## Dataset content

=-=-=

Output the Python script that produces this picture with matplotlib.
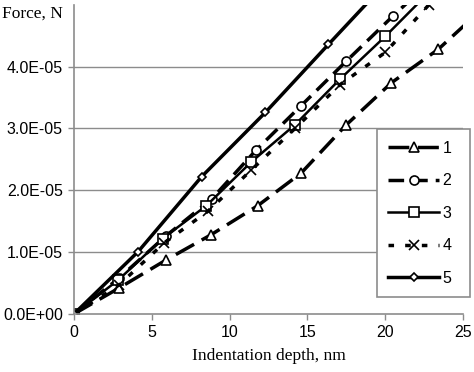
import numpy as np
import matplotlib
matplotlib.use("Agg")
import matplotlib.pyplot as plt

# indentation depth (nm) and force (N)
depth_1 = [0, 2.9, 5.9, 8.8, 11.8, 14.6, 17.5, 20.4, 23.4, 26.3]
force_1 = [0, 0.42e-5, 0.87e-5, 1.28e-5, 1.75e-5, 2.28e-5, 3.06e-5, 3.74e-5, 4.28e-5, 4.95e-5]

depth_2 = [0, 2.9, 5.9, 8.85, 11.7, 14.6, 17.5, 20.5, 23.4]
force_2 = [0, 0.58e-5, 1.26e-5, 1.86e-5, 2.65e-5, 3.37e-5, 4.09e-5, 4.82e-5, 5.5e-5]

depth_3 = [0, 2.85, 5.7, 8.5, 11.4, 14.2, 17.1, 20.0, 22.8]
force_3 = [0, 0.55e-5, 1.22e-5, 1.75e-5, 2.46e-5, 3.06e-5, 3.80e-5, 4.49e-5, 5.2e-5]

depth_4 = [0, 2.9, 5.8, 8.6, 11.4, 14.2, 17.1, 20.0, 22.8]
force_4 = [0, 0.47e-5, 1.15e-5, 1.66e-5, 2.33e-5, 3.0e-5, 3.71e-5, 4.23e-5, 5.0e-5]

depth_5 = [0, 4.13, 8.2, 12.3, 16.35, 20.4]
force_5 = [0, 1.01e-5, 2.22e-5, 3.26e-5, 4.36e-5, 5.45e-5]

labels = ["1", "2", "3", "4", "5"]

fig = plt.figure(figsize=(4.74, 3.72), dpi=100)
ax = fig.add_axes([0.156, 0.156, 0.821, 0.831])

grey = "#8c8c8c"
ax.set_xlim(0, 25)
ax.set_ylim(0, 5e-5)
ax.set_yticks([0, 1e-5, 2e-5, 3e-5, 4e-5])
ax.set_yticklabels(["0.0E+00", "1.0E-05", "2.0E-05", "3.0E-05", "4.0E-05"])
ax.set_xticks([0, 5, 10, 15, 20, 25])
for y in [1e-5, 2e-5, 3e-5, 4e-5]:
    ax.axhline(y, color=grey, lw=1, zorder=0)

for s in ["top", "right"]:
    ax.spines[s].set_visible(False)
for s in ["left", "bottom"]:
    ax.spines[s].set_color(grey)
    ax.spines[s].set_linewidth(1.2)
ax.tick_params(colors=grey, labelcolor="black", length=4, width=1,
               labelsize=11.5, pad=4)
for lab in ax.get_xticklabels() + ax.get_yticklabels():
    lab.set_fontfamily("Liberation Sans")

mk = dict(markerfacecolor="white", markeredgecolor="black", markeredgewidth=1.2, color="black")
l1, = ax.plot(depth_1, force_1, lw=2.5, dashes=(6, 2.5), marker="^", markersize=6.5, **mk)
l2, = ax.plot(depth_2, force_2, lw=2.5, dashes=(4.5, 2.3), marker="o", markersize=6.5, **mk)
l3, = ax.plot(depth_3, force_3, lw=1.8, marker="s", markersize=6.5, **mk)
l4, = ax.plot(depth_4, force_4, lw=2.5, dashes=(1.6, 3.2), marker="x", markersize=6.5,
              color="black", markeredgewidth=1.2)
l5, = ax.plot(depth_5, force_5, lw=2.5, marker="D", markersize=4.5, **mk)

ax.set_xlabel("Indentation depth, nm", fontfamily="Liberation Serif", fontsize=12.5, labelpad=6)
fig.text(0.005, 0.985, "Force, N", fontfamily="Liberation Serif", fontsize=12.5,
         ha="left", va="top")

leg = fig.legend([l1, l2, l3, l4, l5], labels, loc="lower left",
                 bbox_to_anchor=(0.795, 0.2016, 0.197, 0.455), mode="expand",
                 prop={"family": "Liberation Sans", "size": 11.5},
                 handlelength=3.2, labelspacing=1.1, handletextpad=0.2,
                 borderpad=0.7, borderaxespad=0, fancybox=False, framealpha=1)
leg.get_frame().set_edgecolor(grey)
leg.get_frame().set_linewidth(1.2)

fig.savefig("out.png", dpi=100)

=-=-=

## What to work on
Write the listing out a second time exactly, dropping all images.

## Output for this exercise
Output the Python script that produces this picture with matplotlib.
import numpy as np
import matplotlib
matplotlib.use("Agg")
import matplotlib.pyplot as plt

# indentation depth (nm) and force (N)
depth_1 = [0, 2.9, 5.9, 8.8, 11.8, 14.6, 17.5, 20.4, 23.4, 26.3]
force_1 = [0, 0.42e-5, 0.87e-5, 1.28e-5, 1.75e-5, 2.28e-5, 3.06e-5, 3.74e-5, 4.28e-5, 4.95e-5]

depth_2 = [0, 2.9, 5.9, 8.85, 11.7, 14.6, 17.5, 20.5, 23.4]
force_2 = [0, 0.58e-5, 1.26e-5, 1.86e-5, 2.65e-5, 3.37e-5, 4.09e-5, 4.82e-5, 5.5e-5]

depth_3 = [0, 2.85, 5.7, 8.5, 11.4, 14.2, 17.1, 20.0, 22.8]
force_3 = [0, 0.55e-5, 1.22e-5, 1.75e-5, 2.46e-5, 3.06e-5, 3.80e-5, 4.49e-5, 5.2e-5]

depth_4 = [0, 2.9, 5.8, 8.6, 11.4, 14.2, 17.1, 20.0, 22.8]
force_4 = [0, 0.47e-5, 1.15e-5, 1.66e-5, 2.33e-5, 3.0e-5, 3.71e-5, 4.23e-5, 5.0e-5]

depth_5 = [0, 4.13, 8.2, 12.3, 16.35, 20.4]
force_5 = [0, 1.01e-5, 2.22e-5, 3.26e-5, 4.36e-5, 5.45e-5]

labels = ["1", "2", "3", "4", "5"]

fig = plt.figure(figsize=(4.74, 3.72), dpi=100)
ax = fig.add_axes([0.156, 0.156, 0.821, 0.831])

grey = "#8c8c8c"
ax.set_xlim(0, 25)
ax.set_ylim(0, 5e-5)
ax.set_yticks([0, 1e-5, 2e-5, 3e-5, 4e-5])
ax.set_yticklabels(["0.0E+00", "1.0E-05", "2.0E-05", "3.0E-05", "4.0E-05"])
ax.set_xticks([0, 5, 10, 15, 20, 25])
for y in [1e-5, 2e-5, 3e-5, 4e-5]:
    ax.axhline(y, color=grey, lw=1, zorder=0)

for s in ["top", "right"]:
    ax.spines[s].set_visible(False)
for s in ["left", "bottom"]:
    ax.spines[s].set_color(grey)
    ax.spines[s].set_linewidth(1.2)
ax.tick_params(colors=grey, labelcolor="black", length=4, width=1,
               labelsize=11.5, pad=4)
for lab in ax.get_xticklabels() + ax.get_yticklabels():
    lab.set_fontfamily("Liberation Sans")

mk = dict(markerfacecolor="white", markeredgecolor="black", markeredgewidth=1.2, color="black")
l1, = ax.plot(depth_1, force_1, lw=2.5, dashes=(6, 2.5), marker="^", markersize=6.5, **mk)
l2, = ax.plot(depth_2, force_2, lw=2.5, dashes=(4.5, 2.3), marker="o", markersize=6.5, **mk)
l3, = ax.plot(depth_3, force_3, lw=1.8, marker="s", markersize=6.5, **mk)
l4, = ax.plot(depth_4, force_4, lw=2.5, dashes=(1.6, 3.2), marker="x", markersize=6.5,
              color="black", markeredgewidth=1.2)
l5, = ax.plot(depth_5, force_5, lw=2.5, marker="D", markersize=4.5, **mk)

ax.set_xlabel("Indentation depth, nm", fontfamily="Liberation Serif", fontsize=12.5, labelpad=6)
fig.text(0.005, 0.985, "Force, N", fontfamily="Liberation Serif", fontsize=12.5,
         ha="left", va="top")

leg = fig.legend([l1, l2, l3, l4, l5], labels, loc="lower left",
                 bbox_to_anchor=(0.795, 0.2016, 0.197, 0.455), mode="expand",
                 prop={"family": "Liberation Sans", "size": 11.5},
                 handlelength=3.2, labelspacing=1.1, handletextpad=0.2,
                 borderpad=0.7, borderaxespad=0, fancybox=False, framealpha=1)
leg.get_frame().set_edgecolor(grey)
leg.get_frame().set_linewidth(1.2)

fig.savefig("out.png", dpi=100)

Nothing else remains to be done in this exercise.